Summary

This project is a small home SOC lab built to show practical security monitoring rather than product installation. The main goal is to collect telemetry from a few realistic sources, validate one alert path end to end, and document the investigation logic clearly enough that the lab can be defended in conversation or portfolio review.

The lab stays intentionally small. That is deliberate. A narrow security workflow with real evidence is more useful than a wide lab full of unchecked detections.

Current Scope

The working scope of the lab is:

  • 1 Wazuh manager running in Proxmox
  • 1 Windows endpoint with Wazuh agent and Sysmon
  • 1 Linux log source
  • optional UniFi syslog ingestion
  • one concrete file integrity monitoring validation flow
  • one short alert review and evidence trail

This scope is enough to show that the project is more than a dashboard screenshot. It produces a real signal, a validation path, and an analyst decision.

Concrete Scenario Added

The main scenario added in this phase is a Wazuh File Integrity Monitoring workflow on the Windows endpoint.

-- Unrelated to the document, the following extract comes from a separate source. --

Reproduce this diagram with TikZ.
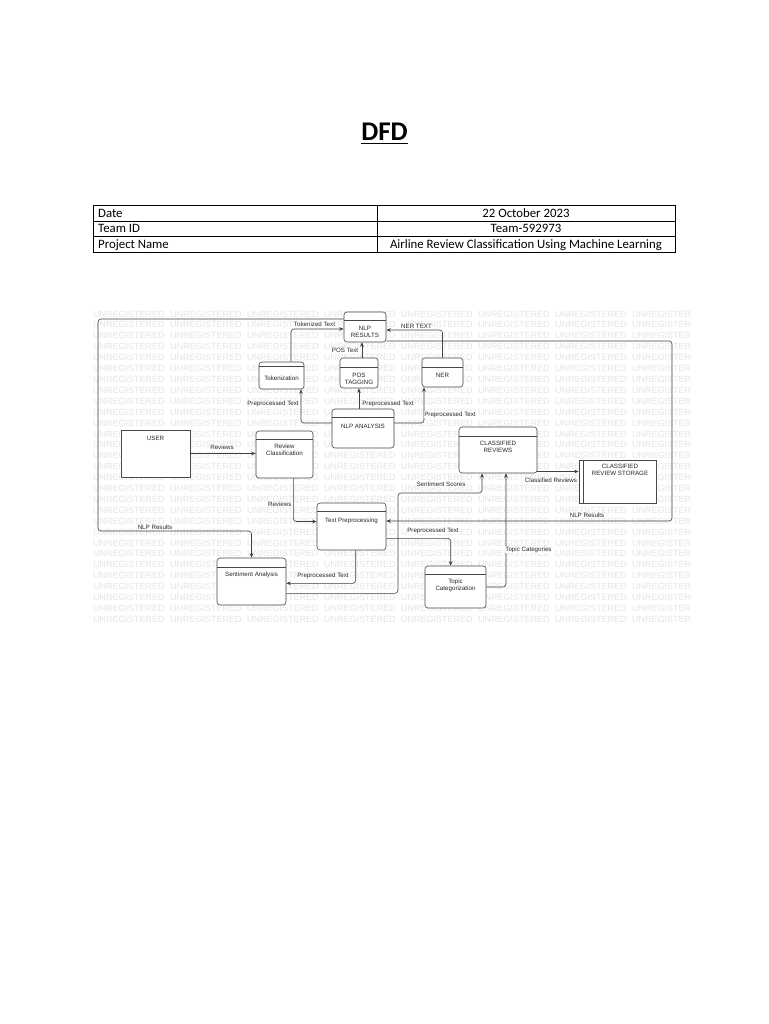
\documentclass[tikz,border=0pt]{standalone}
\usepackage{fontspec}
\setmainfont{Carlito}
\newfontfamily\diafont{Liberation Sans}
\usetikzlibrary{arrows.meta}
\begin{document}
\begin{tikzpicture}[x=1pt,y=-1pt,
  box/.style={draw=black!72, line width=0.6pt, rounded corners=3pt, inner sep=0pt, fill=white},
  ent/.style={draw=black!72, line width=0.6pt, inner sep=0pt, fill=white},
  hdr/.style={draw=black!72, line width=0.5pt},
  btxt/.style={font=\diafont\fontsize{6.2}{7.2}\selectfont, align=center, inner sep=0pt, text=black!85},
  lbl/.style={font=\diafont\fontsize{6.2}{7.2}\selectfont, inner sep=0.3pt, fill=white, text=black!85},
  flow/.style={draw=black!75, line width=0.6pt, rounded corners=3pt, -{Stealth[length=4.5pt,width=3.6pt]}},
  wm/.style={font=\diafont\fontsize{9}{10}\selectfont, text=black!10, inner sep=0pt, anchor=west},
  cell/.style={font=\fontsize{12.8}{15}\selectfont, inner sep=0pt}
]
\useasboundingbox (0,0) rectangle (768,1024);
\fill[white] (0,0) rectangle (768,1024);

% title
\node[font=\bfseries\fontsize{27}{30}\selectfont, inner sep=0pt, anchor=base] (title) at (384.5,141) {DFD};
\draw[line width=1.6pt] ([yshift=-2.5pt]title.base west) -- ([yshift=-2.5pt]title.base east);

% table
\draw[line width=0.8pt] (93,205) rectangle (675,252);
\draw[line width=0.8pt] (93,221) -- (675,221) (93,236.5) -- (675,236.5) (377,205) -- (377,252);
\node[cell, anchor=base west] (c11) at (98,217.5) {Date};
\node[cell, anchor=base west] (c21) at (98,233) {Team ID};
\node[cell, anchor=base west] (c31) at (98,248.5) {Project Name};
\node[cell, anchor=base] (c12) at (526,217.5) {22 October 2023};
\node[cell, anchor=base] (c22) at (526,233) {Team-592973};
\node[cell, anchor=base] (c32) at (526,248.5) {Airline Review Classification Using Machine Learning};

% watermark
\begin{scope}
\clip (93,307) rectangle (690,624);
\foreach \r in {0,...,28} {
  \foreach \c in {0,...,7} {
    \node[wm] (wm-\r-\c) at ({93+77*\c},{314+10.9*\r}) {UNREGISTERED};
  }
}
\end{scope}

% processes
\node[box, minimum width=42pt, minimum height=30pt] (nlpres) at (365,327) {};
\draw[hdr] ([yshift=-9pt]nlpres.north west) -- ([yshift=-9pt]nlpres.north east);
\node[btxt] (nlpres-t) at (365,331.5) {NLP\\RESULTS};

\node[box, minimum width=45pt, minimum height=27pt] (tok) at (281.5,375.5) {};
\draw[hdr] ([yshift=-5pt]tok.north west) -- ([yshift=-5pt]tok.north east);
\node[btxt] (tok-t) at (281.5,378.5) {Tokenization};

\node[box, minimum width=38pt, minimum height=30pt] (pos) at (359,373) {};
\draw[hdr] ([yshift=-10pt]pos.north west) -- ([yshift=-10pt]pos.north east);
\node[btxt] (pos-t) at (359,378.5) {POS\\TAGGING};

\node[box, minimum width=41pt, minimum height=29pt] (ner) at (442.5,372.5) {};
\draw[hdr] ([yshift=-10pt]ner.north west) -- ([yshift=-10pt]ner.north east);
\node[btxt] (ner-t) at (442.5,375) {NER};

\node[box, minimum width=62pt, minimum height=39pt] (nlpan) at (363,428.5) {};
\draw[hdr] ([yshift=-9pt]nlpan.north west) -- ([yshift=-9pt]nlpan.north east);
\node[btxt] (nlpan-t) at (363,426) {NLP ANALYSIS};

\node[box, minimum width=57pt, minimum height=47pt] (rc) at (284.5,454.5) {};
\draw[hdr] ([yshift=-9pt]rc.north west) -- ([yshift=-9pt]rc.north east);
\node[btxt] (rc-t) at (284.5,450) {Review\\Classification};

\node[ent, minimum width=69pt, minimum height=47pt] (user) at (155.5,453.5) {};
\node[btxt] (user-t) at (155.5,438) {USER};

\node[box, minimum width=69pt, minimum height=47pt] (tp) at (351.5,526.5) {};
\draw[hdr] ([yshift=-9pt]tp.north west) -- ([yshift=-9pt]tp.north east);
\node[btxt] (tp-t) at (351.5,520.5) {Text Preprocessing};

\node[box, minimum width=69pt, minimum height=47pt] (sa) at (251.5,581.5) {};
\draw[hdr] ([yshift=-10pt]sa.north west) -- ([yshift=-10pt]sa.north east);
\node[btxt] (sa-t) at (251.5,574.5) {Sentiment Analysis};

\node[box, minimum width=61pt, minimum height=42pt] (tc) at (455.5,587) {};
\draw[hdr] ([yshift=-9pt]tc.north west) -- ([yshift=-9pt]tc.north east);
\node[btxt] (tc-t) at (455.5,585) {Topic\\Categorization};

\node[box, minimum width=78pt, minimum height=46pt] (cr) at (498,450) {};
\draw[hdr] ([yshift=-10pt]cr.north west) -- ([yshift=-10pt]cr.north east);
\node[btxt] (cr-t) at (498,447) {CLASSIFIED\\REVIEWS};

\node[ent, minimum width=77pt, minimum height=43pt] (crs) at (617.5,481.5) {};
\draw[hdr] ([xshift=5pt]crs.north west) -- ([xshift=5pt]crs.south west);
\node[btxt] (crs-t) at (620,469.5) {CLASSIFIED\\REVIEW STORAGE};

% connectors
\draw[flow] ([xshift=9.5pt]tok.north) |- ([yshift=-2pt]nlpres.west);
\node[lbl] (l-tok) at (314.5,324) {Tokenized Text};

\coordinate (posup) at ([xshift=3pt]pos.north);
\draw[flow] (posup) -- (posup |- nlpres.south);
\node[lbl] (l-pos) at (345,350) {POS Text};

\draw[flow] (ner.north) |- ([yshift=-3pt]nlpres.east);
\node[lbl] (l-ner) at (416.5,326) {NER TEXT};

\draw[flow] ([yshift=5.5pt]nlpan.west) -| ([xshift=19.5pt]tok.south);
\node[lbl] (l-pt1) at (273,404) {Preprocessed Text};

\coordinate (nap) at ([xshift=-4pt]nlpan.north);
\draw[flow] (nap) -- (nap |- pos.south);
\node[lbl] (l-pt2) at (388,404) {Preprocessed Text};

\draw[flow] ([yshift=5.5pt]nlpan.east) -| ([xshift=-18.5pt]ner.south);
\node[lbl] (l-pt3) at (450,414.5) {Preprocessed Text};

\draw[flow] (user.east) -- (user.east -| rc.west);
\node[lbl] (l-rev1) at (222,447) {Reviews};

\draw[flow] ([xshift=8.8pt]rc.south) |- ([yshift=5pt]tp.west);
\node[lbl, anchor=east] (l-rev2) at (292,504.5) {Reviews};

\draw[flow] ([xshift=4.2pt]tp.south) |- ([yshift=-1.8pt]sa.east);
\node[lbl] (l-pt4) at (323,576) {Preprocessed Text};

\coordinate (lc1) at (98,319);
\coordinate (lc2) at (98,531);
\draw[flow] ([yshift=8pt]nlpres.west) -- (lc1) -- (lc2) -| (sa.north);
\node[lbl] (l-nlp1) at (155,527) {NLP Results};

\coordinate (rc1) at (672,341);
\coordinate (rc2) at (672,521);
\draw[flow] ([yshift=-14pt]nlpres.east) -- (rc1) -- (rc2) -- (rc2 -| tp.east);
\node[lbl] (l-nlp2) at (587,515.5) {NLP Results};

\coordinate (ss1) at (398,593.3);
\coordinate (ss2) at (398,493);
\draw[flow] ([yshift=-11.8pt]sa.east) -- (ss1) -- (ss2) -| ([xshift=-16pt]cr.south);
\node[lbl] (l-ss) at (441,484.5) {Sentiment Scores};

\draw[flow] ([yshift=-11.8pt]tp.east) -| ([xshift=-4.8pt]tc.north);
\node[lbl] (l-pt5) at (433,531) {Preprocessed Text};

\draw[flow] (tc.east) -| ([xshift=8pt]cr.south);
\node[lbl] (l-tcat) at (528.5,549.5) {Topic Categories};

\coordinate (cre) at ([yshift=-21.5pt]cr.east);
\draw[flow] (cre) -- (cre -| crs.west);
\node[lbl] (l-cls) at (551,480.5) {Classified Reviews};

\end{tikzpicture}
\end{document}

The scenario is simple on purpose:

  • a watched folder is defined on the Windows system
  • a benign file is created or modified inside that folder
  • Wazuh records the change
  • the alert is reviewed in the Wazuh interface
  • the source host, file path, timestamp, and change type are validated
  • the result is documented as either expected administrative activity or something worth escalation

That turns the project from “I installed a SIEM” into “I validated one useful detection path and can explain it.”

Why File Integrity Monitoring Matters

File integrity monitoring is not the whole of security monitoring, but it is a good first scenario because it is easy to trigger safely and easy to validate. It teaches the habit of asking the right questions:

  • what changed
  • where it changed
  • when it changed
  • which host reported it
  • whether the change was expected
  • what should happen next

Those are the same habits that matter in broader SIEM work.

Practical Value

This project is useful because it demonstrates several connected skills at once:

  • basic agent deployment and telemetry collection
  • separating a test event from a real incident
  • validating alerts instead of trusting them blindly
  • writing short, defensible investigation notes
  • explaining security evidence in plain language

Public Project Pages

More public pages should only be added when there is another concrete, tested scenario worth showing.

Evidence Worth Capturing

  • Wazuh agent status
  • watched directory configuration
  • the file creation or modification on the endpoint
  • the Wazuh alert generated by the event
  • the event detail showing host, path, and change type
  • one short analyst verdict recorded after validation

What This Project Intentionally Does Not Claim

This lab does not claim to be a full production SOC. It does not claim complete coverage, mature detection engineering, or enterprise-scale response. Its value is narrower and more honest: it shows that a small lab can produce real telemetry, one validated detection path, and clear supporting notes.